Work instructions
Restate exactly the lines that run from the start of the records below to the line containing "0.54, 0.54, 0.53, 0.53, 0.53, 0.53, 0.52, 0.52]", counting both ends, and nothing else; pictures stay out.

(Plotting code records)
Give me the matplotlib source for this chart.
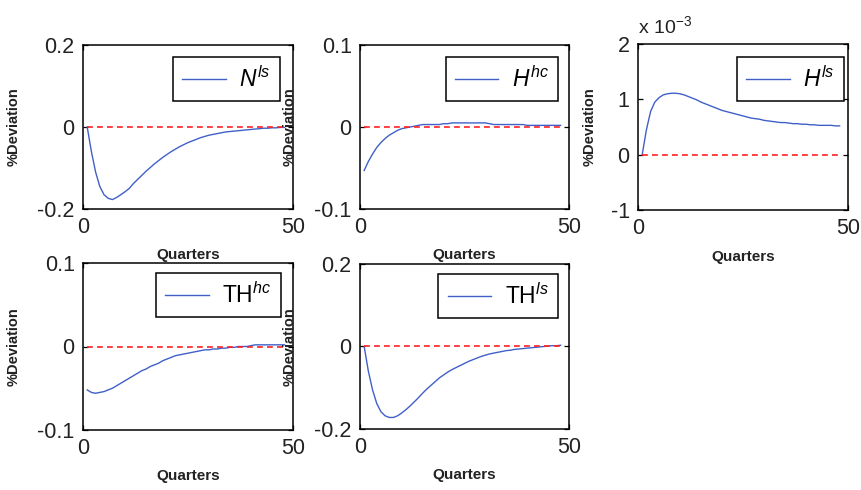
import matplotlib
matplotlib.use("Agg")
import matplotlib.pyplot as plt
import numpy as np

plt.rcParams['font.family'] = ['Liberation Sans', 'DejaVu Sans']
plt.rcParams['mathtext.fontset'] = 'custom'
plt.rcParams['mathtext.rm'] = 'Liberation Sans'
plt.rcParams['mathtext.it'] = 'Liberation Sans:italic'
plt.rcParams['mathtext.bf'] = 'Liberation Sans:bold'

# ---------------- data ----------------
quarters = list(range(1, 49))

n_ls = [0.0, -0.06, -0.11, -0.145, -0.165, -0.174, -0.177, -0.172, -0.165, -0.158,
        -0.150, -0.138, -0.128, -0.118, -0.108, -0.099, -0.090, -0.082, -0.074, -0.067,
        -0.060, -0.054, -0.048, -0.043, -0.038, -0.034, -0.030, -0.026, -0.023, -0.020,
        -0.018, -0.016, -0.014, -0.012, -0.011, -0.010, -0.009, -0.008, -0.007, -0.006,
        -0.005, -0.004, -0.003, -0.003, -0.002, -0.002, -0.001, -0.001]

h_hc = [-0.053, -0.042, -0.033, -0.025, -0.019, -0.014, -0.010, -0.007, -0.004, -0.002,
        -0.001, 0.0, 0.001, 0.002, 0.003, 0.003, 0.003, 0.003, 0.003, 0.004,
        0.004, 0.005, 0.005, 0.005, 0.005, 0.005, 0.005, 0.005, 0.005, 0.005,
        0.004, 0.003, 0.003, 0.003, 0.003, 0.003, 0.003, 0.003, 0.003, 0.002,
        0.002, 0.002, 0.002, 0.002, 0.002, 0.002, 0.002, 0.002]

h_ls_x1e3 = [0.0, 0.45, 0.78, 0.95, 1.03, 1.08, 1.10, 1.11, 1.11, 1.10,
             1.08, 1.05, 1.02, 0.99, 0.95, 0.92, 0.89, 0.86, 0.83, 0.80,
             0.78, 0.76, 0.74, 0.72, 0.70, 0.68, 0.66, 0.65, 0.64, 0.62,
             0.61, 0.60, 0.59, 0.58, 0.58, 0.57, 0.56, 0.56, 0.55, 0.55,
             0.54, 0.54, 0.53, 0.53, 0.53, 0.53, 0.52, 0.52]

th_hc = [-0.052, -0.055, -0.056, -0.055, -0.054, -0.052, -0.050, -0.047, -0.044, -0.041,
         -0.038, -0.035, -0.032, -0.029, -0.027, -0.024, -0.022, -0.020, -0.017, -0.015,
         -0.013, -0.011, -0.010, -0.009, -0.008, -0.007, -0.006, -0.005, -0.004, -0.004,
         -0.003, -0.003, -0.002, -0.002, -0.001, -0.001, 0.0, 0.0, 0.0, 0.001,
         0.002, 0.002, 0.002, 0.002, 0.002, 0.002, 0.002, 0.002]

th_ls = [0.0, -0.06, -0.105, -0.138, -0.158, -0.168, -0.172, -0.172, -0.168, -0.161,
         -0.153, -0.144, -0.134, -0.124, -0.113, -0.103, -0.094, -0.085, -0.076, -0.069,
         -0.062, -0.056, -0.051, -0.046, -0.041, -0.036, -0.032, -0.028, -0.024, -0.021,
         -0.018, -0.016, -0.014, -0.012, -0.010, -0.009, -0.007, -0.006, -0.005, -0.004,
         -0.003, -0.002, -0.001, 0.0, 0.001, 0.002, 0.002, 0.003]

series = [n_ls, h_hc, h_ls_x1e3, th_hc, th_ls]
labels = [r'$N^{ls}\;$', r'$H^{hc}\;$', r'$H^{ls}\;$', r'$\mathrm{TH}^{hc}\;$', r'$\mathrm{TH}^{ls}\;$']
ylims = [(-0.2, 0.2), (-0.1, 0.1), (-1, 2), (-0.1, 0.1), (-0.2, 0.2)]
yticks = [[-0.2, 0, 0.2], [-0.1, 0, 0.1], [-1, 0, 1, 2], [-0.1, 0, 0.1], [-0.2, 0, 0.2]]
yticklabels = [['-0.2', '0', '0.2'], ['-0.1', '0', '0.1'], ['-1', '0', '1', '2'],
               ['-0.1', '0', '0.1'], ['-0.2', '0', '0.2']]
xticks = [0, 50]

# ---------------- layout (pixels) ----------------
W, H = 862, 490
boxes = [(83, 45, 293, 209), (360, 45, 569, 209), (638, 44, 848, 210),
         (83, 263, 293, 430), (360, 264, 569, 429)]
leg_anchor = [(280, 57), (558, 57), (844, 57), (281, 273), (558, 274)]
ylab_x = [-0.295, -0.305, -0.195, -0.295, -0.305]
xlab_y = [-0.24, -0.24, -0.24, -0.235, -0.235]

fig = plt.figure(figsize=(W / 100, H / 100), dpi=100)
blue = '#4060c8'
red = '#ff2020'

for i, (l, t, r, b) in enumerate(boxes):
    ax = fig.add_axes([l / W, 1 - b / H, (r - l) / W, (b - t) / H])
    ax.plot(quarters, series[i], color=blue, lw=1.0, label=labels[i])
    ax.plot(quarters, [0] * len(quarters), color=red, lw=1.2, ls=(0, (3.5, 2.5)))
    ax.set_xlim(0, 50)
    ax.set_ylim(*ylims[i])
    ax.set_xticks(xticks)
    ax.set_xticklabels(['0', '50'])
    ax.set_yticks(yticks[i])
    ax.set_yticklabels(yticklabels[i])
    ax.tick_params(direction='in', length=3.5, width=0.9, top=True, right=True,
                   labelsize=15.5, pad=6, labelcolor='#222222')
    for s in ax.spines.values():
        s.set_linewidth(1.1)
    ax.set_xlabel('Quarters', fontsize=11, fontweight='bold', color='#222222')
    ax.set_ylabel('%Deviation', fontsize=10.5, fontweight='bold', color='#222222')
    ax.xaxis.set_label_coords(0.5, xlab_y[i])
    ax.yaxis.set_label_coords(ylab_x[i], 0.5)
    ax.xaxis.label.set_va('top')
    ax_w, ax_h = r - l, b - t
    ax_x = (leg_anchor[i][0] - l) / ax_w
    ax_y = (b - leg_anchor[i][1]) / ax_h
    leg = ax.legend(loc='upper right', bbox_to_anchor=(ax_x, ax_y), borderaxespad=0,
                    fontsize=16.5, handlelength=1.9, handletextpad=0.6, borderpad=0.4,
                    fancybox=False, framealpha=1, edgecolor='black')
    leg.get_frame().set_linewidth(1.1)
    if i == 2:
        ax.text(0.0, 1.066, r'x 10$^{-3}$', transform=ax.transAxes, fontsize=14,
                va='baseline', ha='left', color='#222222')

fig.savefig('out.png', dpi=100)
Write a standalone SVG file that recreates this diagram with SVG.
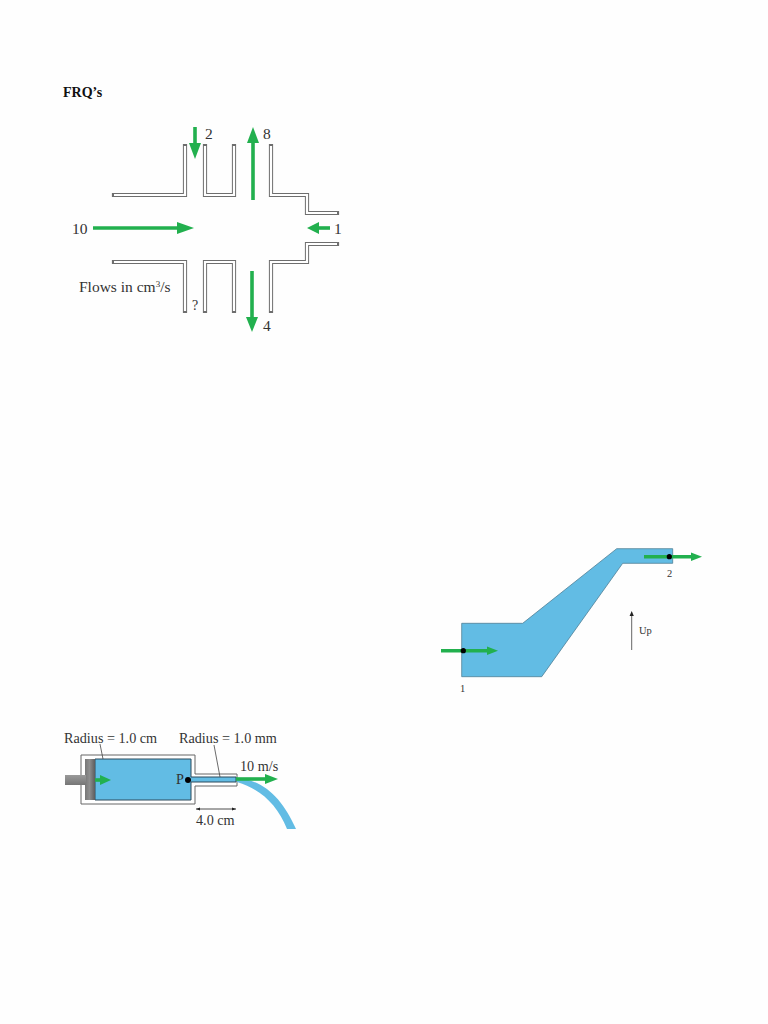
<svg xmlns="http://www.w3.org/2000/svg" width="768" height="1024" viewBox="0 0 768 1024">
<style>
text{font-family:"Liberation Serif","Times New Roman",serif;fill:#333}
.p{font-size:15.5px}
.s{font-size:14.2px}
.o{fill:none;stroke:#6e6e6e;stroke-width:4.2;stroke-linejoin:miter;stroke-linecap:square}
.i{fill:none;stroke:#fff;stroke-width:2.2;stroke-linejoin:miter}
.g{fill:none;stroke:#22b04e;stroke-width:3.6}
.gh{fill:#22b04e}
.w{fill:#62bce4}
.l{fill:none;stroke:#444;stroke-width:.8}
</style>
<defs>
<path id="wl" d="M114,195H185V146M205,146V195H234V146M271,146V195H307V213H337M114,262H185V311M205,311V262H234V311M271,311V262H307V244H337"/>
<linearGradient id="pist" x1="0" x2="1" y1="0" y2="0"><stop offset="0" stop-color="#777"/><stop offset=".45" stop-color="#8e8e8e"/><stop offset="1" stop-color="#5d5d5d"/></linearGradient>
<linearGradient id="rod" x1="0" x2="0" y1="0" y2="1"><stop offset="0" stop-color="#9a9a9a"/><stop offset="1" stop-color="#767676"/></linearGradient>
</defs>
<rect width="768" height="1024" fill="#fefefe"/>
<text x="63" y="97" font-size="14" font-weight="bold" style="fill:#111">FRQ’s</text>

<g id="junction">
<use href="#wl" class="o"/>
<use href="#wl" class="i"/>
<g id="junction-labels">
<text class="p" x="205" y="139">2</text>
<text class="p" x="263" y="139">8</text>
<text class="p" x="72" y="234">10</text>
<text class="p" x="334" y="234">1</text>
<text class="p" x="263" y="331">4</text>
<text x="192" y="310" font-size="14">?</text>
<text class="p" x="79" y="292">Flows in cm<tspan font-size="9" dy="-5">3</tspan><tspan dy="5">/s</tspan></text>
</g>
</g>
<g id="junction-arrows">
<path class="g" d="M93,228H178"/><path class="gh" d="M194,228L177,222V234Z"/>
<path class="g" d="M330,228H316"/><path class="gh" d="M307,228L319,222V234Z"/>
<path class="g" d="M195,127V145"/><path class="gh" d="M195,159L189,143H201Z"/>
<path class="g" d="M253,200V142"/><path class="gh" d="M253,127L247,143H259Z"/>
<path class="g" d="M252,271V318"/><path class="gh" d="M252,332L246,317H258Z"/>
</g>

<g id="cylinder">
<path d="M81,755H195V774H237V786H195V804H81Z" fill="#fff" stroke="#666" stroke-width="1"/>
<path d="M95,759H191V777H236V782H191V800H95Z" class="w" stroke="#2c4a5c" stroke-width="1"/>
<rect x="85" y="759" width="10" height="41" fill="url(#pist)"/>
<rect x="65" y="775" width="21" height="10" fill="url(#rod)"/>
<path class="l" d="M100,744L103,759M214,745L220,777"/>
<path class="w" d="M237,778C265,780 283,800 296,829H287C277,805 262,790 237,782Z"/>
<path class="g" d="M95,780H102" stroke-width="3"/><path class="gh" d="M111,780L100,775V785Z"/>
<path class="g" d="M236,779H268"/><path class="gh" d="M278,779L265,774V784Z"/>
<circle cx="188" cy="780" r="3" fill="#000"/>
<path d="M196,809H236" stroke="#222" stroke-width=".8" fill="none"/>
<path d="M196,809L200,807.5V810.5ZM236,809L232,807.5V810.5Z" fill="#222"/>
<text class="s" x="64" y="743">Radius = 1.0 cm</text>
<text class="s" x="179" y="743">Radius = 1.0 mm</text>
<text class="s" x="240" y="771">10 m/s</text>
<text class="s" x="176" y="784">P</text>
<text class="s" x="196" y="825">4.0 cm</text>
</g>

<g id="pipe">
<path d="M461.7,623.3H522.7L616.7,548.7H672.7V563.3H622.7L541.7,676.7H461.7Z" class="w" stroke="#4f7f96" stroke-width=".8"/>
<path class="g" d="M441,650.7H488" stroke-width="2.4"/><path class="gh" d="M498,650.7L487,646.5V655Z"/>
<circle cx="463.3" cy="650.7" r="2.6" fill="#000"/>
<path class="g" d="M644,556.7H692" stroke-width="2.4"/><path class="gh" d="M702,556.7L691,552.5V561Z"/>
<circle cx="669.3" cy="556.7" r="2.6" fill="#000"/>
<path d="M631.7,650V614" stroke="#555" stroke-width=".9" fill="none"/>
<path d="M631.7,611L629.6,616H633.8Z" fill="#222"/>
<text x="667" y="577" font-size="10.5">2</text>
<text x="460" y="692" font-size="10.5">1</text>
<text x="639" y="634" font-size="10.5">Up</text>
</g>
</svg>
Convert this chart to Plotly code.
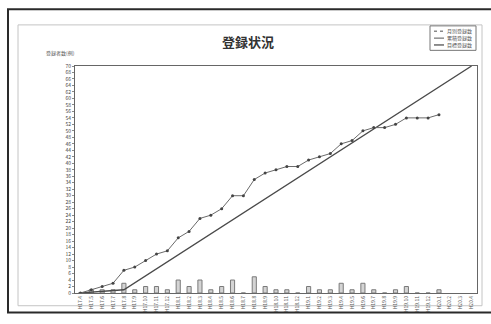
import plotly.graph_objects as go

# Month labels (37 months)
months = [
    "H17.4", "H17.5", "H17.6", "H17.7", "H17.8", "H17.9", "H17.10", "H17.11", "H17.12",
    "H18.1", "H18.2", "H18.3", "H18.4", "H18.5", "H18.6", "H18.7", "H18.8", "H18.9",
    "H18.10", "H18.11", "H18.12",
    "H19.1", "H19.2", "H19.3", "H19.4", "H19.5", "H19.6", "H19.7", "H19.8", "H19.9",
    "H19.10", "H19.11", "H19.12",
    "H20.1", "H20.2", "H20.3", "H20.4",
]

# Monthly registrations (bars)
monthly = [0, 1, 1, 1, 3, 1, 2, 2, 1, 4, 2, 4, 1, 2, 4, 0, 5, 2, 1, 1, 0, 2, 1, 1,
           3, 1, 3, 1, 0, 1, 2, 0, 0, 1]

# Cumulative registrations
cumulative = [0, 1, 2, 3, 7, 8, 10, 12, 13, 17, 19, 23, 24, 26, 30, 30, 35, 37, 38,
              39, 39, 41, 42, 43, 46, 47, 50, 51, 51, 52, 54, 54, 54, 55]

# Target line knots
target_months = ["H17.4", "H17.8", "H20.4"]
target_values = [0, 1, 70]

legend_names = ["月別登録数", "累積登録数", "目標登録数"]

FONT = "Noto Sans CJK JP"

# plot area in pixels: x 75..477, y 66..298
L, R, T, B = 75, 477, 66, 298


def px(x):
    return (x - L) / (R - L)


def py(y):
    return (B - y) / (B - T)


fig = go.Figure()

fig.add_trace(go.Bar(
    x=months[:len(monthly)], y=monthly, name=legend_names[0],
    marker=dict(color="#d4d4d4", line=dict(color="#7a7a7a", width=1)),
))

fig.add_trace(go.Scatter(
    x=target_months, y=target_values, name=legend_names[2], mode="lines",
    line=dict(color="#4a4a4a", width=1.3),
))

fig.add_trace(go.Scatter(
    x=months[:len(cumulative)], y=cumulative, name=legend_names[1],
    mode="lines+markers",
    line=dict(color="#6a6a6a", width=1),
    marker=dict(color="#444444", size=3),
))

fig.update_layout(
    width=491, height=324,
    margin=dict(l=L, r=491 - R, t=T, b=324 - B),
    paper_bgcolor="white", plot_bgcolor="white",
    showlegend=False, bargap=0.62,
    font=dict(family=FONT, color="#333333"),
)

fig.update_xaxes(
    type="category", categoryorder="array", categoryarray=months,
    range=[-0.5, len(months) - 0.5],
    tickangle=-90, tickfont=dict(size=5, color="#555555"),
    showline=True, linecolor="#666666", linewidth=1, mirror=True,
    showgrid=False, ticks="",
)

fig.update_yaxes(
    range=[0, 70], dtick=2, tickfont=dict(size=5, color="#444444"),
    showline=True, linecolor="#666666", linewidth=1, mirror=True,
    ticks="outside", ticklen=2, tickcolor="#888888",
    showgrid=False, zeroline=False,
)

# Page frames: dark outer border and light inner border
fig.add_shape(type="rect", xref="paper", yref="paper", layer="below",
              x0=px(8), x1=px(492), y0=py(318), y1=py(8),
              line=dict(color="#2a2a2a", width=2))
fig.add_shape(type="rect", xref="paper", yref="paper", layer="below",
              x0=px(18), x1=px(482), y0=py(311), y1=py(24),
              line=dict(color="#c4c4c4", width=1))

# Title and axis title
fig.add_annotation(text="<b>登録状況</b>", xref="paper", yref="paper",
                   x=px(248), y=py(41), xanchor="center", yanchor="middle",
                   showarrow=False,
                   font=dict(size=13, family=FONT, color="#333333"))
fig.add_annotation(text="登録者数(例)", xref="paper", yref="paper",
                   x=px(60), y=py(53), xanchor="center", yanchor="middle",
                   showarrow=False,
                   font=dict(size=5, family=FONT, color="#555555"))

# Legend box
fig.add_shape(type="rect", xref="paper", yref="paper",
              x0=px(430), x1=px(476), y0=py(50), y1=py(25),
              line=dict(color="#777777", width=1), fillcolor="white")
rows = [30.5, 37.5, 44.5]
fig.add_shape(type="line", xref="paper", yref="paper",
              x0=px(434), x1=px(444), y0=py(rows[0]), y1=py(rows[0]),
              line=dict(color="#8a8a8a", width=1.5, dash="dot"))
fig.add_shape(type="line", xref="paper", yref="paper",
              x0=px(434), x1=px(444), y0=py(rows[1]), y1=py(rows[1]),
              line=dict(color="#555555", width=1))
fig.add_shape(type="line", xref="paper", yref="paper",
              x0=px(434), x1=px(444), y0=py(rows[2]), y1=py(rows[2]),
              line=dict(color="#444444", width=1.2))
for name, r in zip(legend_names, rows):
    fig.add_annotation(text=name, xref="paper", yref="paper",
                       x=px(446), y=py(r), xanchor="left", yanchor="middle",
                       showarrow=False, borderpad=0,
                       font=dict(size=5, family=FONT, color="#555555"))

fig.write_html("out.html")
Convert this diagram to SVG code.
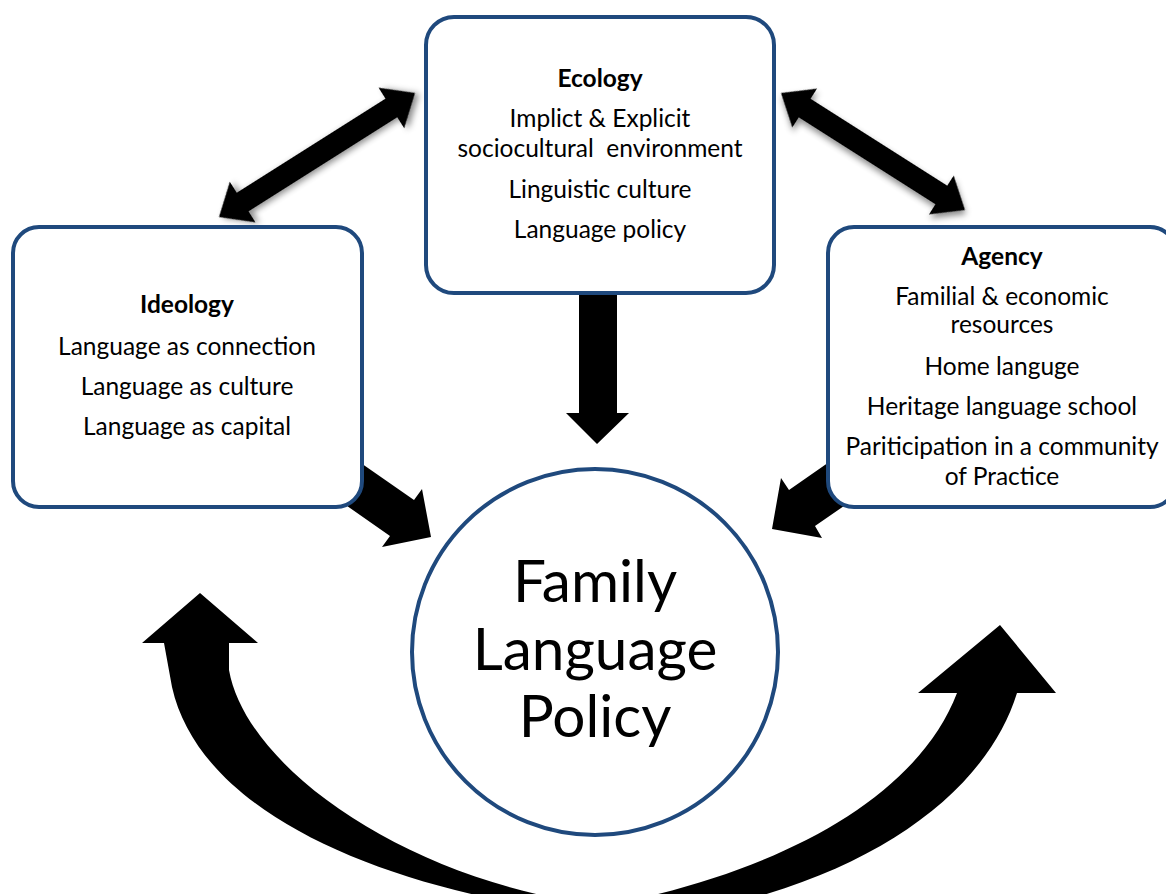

Exercise answer
Give me the matplotlib source for this chart.
import matplotlib
matplotlib.use("Agg")
import matplotlib.pyplot as plt
import numpy as np

plt.rcParams['font.family'] = ['Liberation Sans', 'DejaVu Sans']
plt.rcParams['mathtext.fontset'] = 'custom'
plt.rcParams['mathtext.rm'] = 'Liberation Sans'
plt.rcParams['mathtext.it'] = 'Liberation Sans:italic'
plt.rcParams['mathtext.bf'] = 'Liberation Sans:bold'

# ---------------- data ----------------
quarters = list(range(1, 49))

n_ls = [0.0, -0.06, -0.11, -0.145, -0.165, -0.174, -0.177, -0.172, -0.165, -0.158,
        -0.150, -0.138, -0.128, -0.118, -0.108, -0.099, -0.090, -0.082, -0.074, -0.067,
        -0.060, -0.054, -0.048, -0.043, -0.038, -0.034, -0.030, -0.026, -0.023, -0.020,
        -0.018, -0.016, -0.014, -0.012, -0.011, -0.010, -0.009, -0.008, -0.007, -0.006,
        -0.005, -0.004, -0.003, -0.003, -0.002, -0.002, -0.001, -0.001]

h_hc = [-0.053, -0.042, -0.033, -0.025, -0.019, -0.014, -0.010, -0.007, -0.004, -0.002,
        -0.001, 0.0, 0.001, 0.002, 0.003, 0.003, 0.003, 0.003, 0.003, 0.004,
        0.004, 0.005, 0.005, 0.005, 0.005, 0.005, 0.005, 0.005, 0.005, 0.005,
        0.004, 0.003, 0.003, 0.003, 0.003, 0.003, 0.003, 0.003, 0.003, 0.002,
        0.002, 0.002, 0.002, 0.002, 0.002, 0.002, 0.002, 0.002]

h_ls_x1e3 = [0.0, 0.45, 0.78, 0.95, 1.03, 1.08, 1.10, 1.11, 1.11, 1.10,
             1.08, 1.05, 1.02, 0.99, 0.95, 0.92, 0.89, 0.86, 0.83, 0.80,
             0.78, 0.76, 0.74, 0.72, 0.70, 0.68, 0.66, 0.65, 0.64, 0.62,
             0.61, 0.60, 0.59, 0.58, 0.58, 0.57, 0.56, 0.56, 0.55, 0.55,
             0.54, 0.54, 0.53, 0.53, 0.53, 0.53, 0.52, 0.52]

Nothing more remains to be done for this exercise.